Third-Party Beneficiary Doctrine
The court addressed the argument regarding whether Ms. Lifewarrior had the authority to bind Ms. Deal to the Arbitration Agreement. Instead of resolving the agency issue, the court applied the third-party beneficiary doctrine under New Mexico law, which allows non-signatories to be bound by a contract if they are intended beneficiaries. The court found that Ms. Deal was a third-party beneficiary of the Resident Admission Agreement, which included the Arbitration Agreement. The court cited evidence that Ms. Deal was the named resident and that the agreement was intended to benefit her by providing necessary care services. Furthermore, the language within the Arbitration Agreement indicated that it was designed to benefit Ms. Deal and her estate, thereby binding them to its terms. As a result, the court concluded that the defendants, representing Ms. Deal's estate, were equally bound by the Arbitration Agreement.

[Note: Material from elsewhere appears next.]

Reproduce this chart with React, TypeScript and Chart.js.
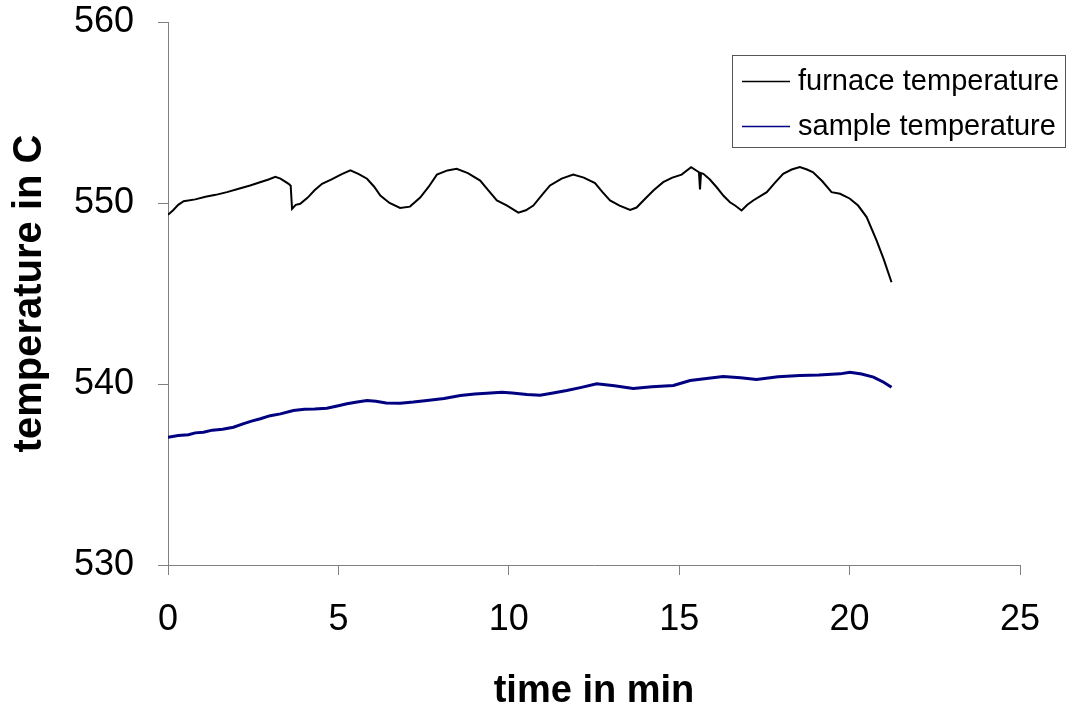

Severability of Unenforceable Provisions
The court examined certain provisions of the Arbitration Agreement that the defendants argued were unenforceable, specifically those limiting the recovery of damages and attorney fees. The court found that while these provisions conflicted with New Mexico statutory law, they did not invalidate the entire Arbitration Agreement. Instead, the court determined that the unenforceable provisions could be severed based on a savings clause within the agreement, which stated that if any part was deemed invalid, the remainder would still be binding. The court clarified that such provisions did not significantly alter the arbitration scheme and were not central to the agreement's overall purpose. Thus, the court held that the Arbitration Agreement could still be enforced, allowing arbitration to proceed without the problematic provisions.
Conclusion and Order
Ultimately, the court granted the plaintiff's motion to compel arbitration, ordering the defendants to submit their claims to arbitration as outlined in the modified Arbitration Agreement. The court's ruling encompassed the severance of unenforceable provisions regarding attorney fees and punitive damages, ensuring that the fundamental terms of arbitration remained intact. The court acknowledged that the defendants' claims, being derivative of Ms. Deal's rights, were subject to the agreement's arbitration clause. The ruling reinforced the principle that arbitration agreements are to be upheld under the FAA, reflecting the strong federal policy favoring arbitration. Consequently, the court dismissed the case, signaling its commitment to resolving disputes through arbitration rather than litigation.